Now the two sides are battling over further draft constitutional changes. "The president's goal is to find a pretext to illegally dissolve parliament, rewrite the Constitution, and then elect a new parliament that answers to his will," says Georgy Kriuchkov, a leading Communist member of the Rada.

Russian President Vladimir Putin has taken steps to curb powerful regional governors since taking office in March. But his predecessor, Boris Yeltsin, virtually wrote the textbook in 1993, first holding a referendum, then calling in tanks and troops after the Supreme Soviet defied his order to dissolve. Mr. Yeltsin then authored a new Constitution, awarding the lion's share of power to the Kremlin.

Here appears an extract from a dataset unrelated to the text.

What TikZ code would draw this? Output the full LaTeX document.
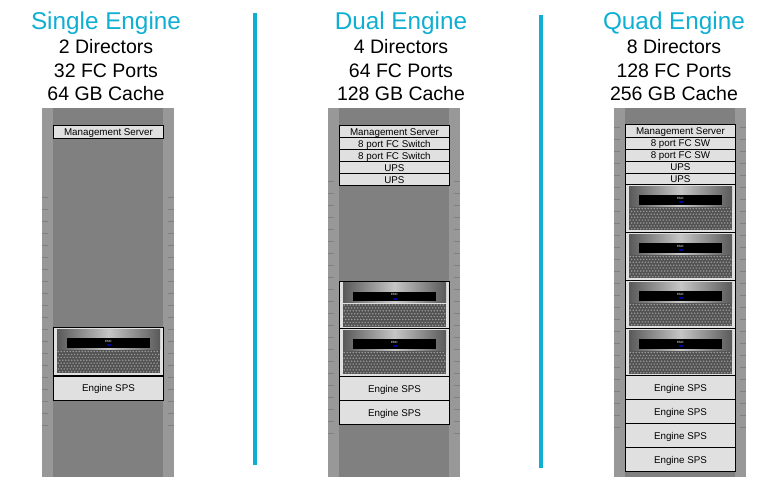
\documentclass[tikz,border=0pt]{standalone}
\usepackage{fontspec}
\setmainfont{Liberation Sans}
\definecolor{titleblue}{HTML}{0FAFD3}
\definecolor{railgray}{HTML}{989898}
\definecolor{baygray}{HTML}{808080}
\definecolor{tickgray}{HTML}{808080}
\definecolor{rowgray}{HTML}{E0E0E0}
\tikzset{
  titletext/.style={text=titleblue, anchor=base, inner sep=0pt, font=\fontsize{24.3}{26}\selectfont},
  spectext/.style={text=black, anchor=base, inner sep=0pt, font=\fontsize{19.5}{21}\selectfont},
  rowbox/.style={draw=black, line width=0.9pt, fill=rowgray, anchor=north west, inner sep=0pt,
    text height=7.4pt, text depth=0pt,
    minimum width=110pt, minimum height=12pt, font=\fontsize{9.8}{10}\selectfont},
  spsbox/.style={rowbox, minimum height=24pt},
  enginebox/.style={rowbox, minimum height=48pt},
  divider/.style={draw=titleblue, line width=4pt},
}
% rack: left x, first tick y
\newcommand{\rackframe}[2]{
  \fill[railgray] (#1, 108) rectangle (#1+132, 477);
  \fill[baygray] (#1+11, 108) rectangle (#1+121, 477);
  \foreach \tk in {#2,...,433} {
    \pgfmathparse{int(mod(\tk-#2,12))}
    \ifnum\pgfmathresult=0
      \draw[tickgray, line width=0.5pt] (#1, \tk) -- (#1+6, \tk);
      \draw[tickgray, line width=0.5pt] (#1+126, \tk) -- (#1+132, \tk);
    \fi
  }
}
% engine: name, left x, top y
\newcommand{\engine}[3]{
  \node[enginebox] (#1) at (#2, #3) {};
  \begin{scope}[shift={(#2, #3)}]
    \shade[left color=gray!70!black, right color=gray!70!black, middle color=gray!45] (4, 2) rectangle (107, 22);
    \fill[black] (14, 11) rectangle (97, 20.5);
    \node[text=white, inner sep=0pt, font=\fontsize{3}{3}\selectfont] (#1label) at (55.5, 14) {EMC};
    \fill[blue!60!black] (53.5, 17) rectangle (57.5, 19);
    \fill[black!68] (4, 23) rectangle (107, 46);
    \foreach \rw [evaluate=\rw as \off using {mod(\rw,2)*1.5}] in {0,...,7}
      \foreach \cl in {0,...,33}
        \fill[gray!80] (5.2+\off+\cl*3, 24.5+\rw*2.9) circle (0.85);
  \end{scope}
}
\begin{document}
\begin{tikzpicture}[x=1pt, y=-1pt]
  \useasboundingbox (0, 0) rectangle (772, 495);
  \fill[white] (0, 0) rectangle (772, 495);

  \draw[divider] (255, 13) -- (255, 465);
  \draw[divider] (541, 15) -- (541, 468);

  % single engine
  \node[titletext] (title1) at (106, 30) {Single Engine};
  \node[spectext] (directors1) at (106, 54) {2 Directors};
  \node[spectext] (ports1) at (106, 78) {32 FC Ports};
  \node[spectext] (cache1) at (106, 101) {64 GB Cache};
  \rackframe{42}{197}
  \node[rowbox, minimum height=13pt] (mgmt1) at (53, 125) {Management Server};
  \engine{engA}{53}{327}
  \node[spsbox] (spsA) at (53, 375.5) {Engine SPS};

  % dual engine
  \node[titletext] (title2) at (401, 30) {Dual Engine};
  \node[spectext] (directors2) at (401, 54) {4 Directors};
  \node[spectext] (ports2) at (401, 78) {64 FC Ports};
  \node[spectext] (cache2) at (401, 101) {128 GB Cache};
  \rackframe{328}{181}
  \node[rowbox] (mgmt2) at (339, 125) {Management Server};
  \node[rowbox] (sw2a) at (339, 137) {8 port FC Switch};
  \node[rowbox] (sw2b) at (339, 149) {8 port FC Switch};
  \node[rowbox] (ups2a) at (339, 161) {UPS};
  \node[rowbox] (ups2b) at (339, 173) {UPS};
  \engine{engB}{339}{280.5}
  \engine{engC}{339}{328}
  \node[spsbox] (spsB) at (339, 376) {Engine SPS};
  \node[spsbox] (spsC) at (339, 400) {Engine SPS};

  % quad engine
  \node[titletext] (title3) at (674, 30) {Quad Engine};
  \node[spectext] (directors3) at (674, 54) {8 Directors};
  \node[spectext] (ports3) at (674, 78) {128 FC Ports};
  \node[spectext] (cache3) at (674, 101) {256 GB Cache};
  \rackframe{614}{127}
  \node[rowbox] (mgmt3) at (625, 124.5) {Management Server};
  \node[rowbox] (sw3a) at (625, 136.5) {8 port FC SW};
  \node[rowbox] (sw3b) at (625, 148.5) {8 port FC SW};
  \node[rowbox] (ups3a) at (625, 160.5) {UPS};
  \node[rowbox] (ups3b) at (625, 172.5) {UPS};
  \engine{engD}{625}{184}
  \engine{engE}{625}{232}
  \engine{engF}{625}{280}
  \engine{engG}{625}{328}
  \node[spsbox] (spsD) at (625, 375) {Engine SPS};
  \node[spsbox] (spsE) at (625, 399) {Engine SPS};
  \node[spsbox] (spsF) at (625, 423) {Engine SPS};
  \node[spsbox] (spsG) at (625, 447) {Engine SPS};
\end{tikzpicture}
\end{document}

At the time Western leaders applauded Yeltsin's victory, apparently believing it would lead to faster market reforms and deeper democratic change. But the same tactic was pursued in 1996 by the elected president of Belarus, whose goals were to restore a Soviet-style command economy and reunite his country with Russia. Several leaders of ex-Soviet Central Asian states also have used referenda to crush fledgling parliaments and consolidate power.

Says Mr. Holovaty, "Our society is exhausted, cynical, and people don't care about democracy anymore. They think it hasn't worked.... So probably no one is going to protest when the system of checks and balances that underpin our democracy are swept away."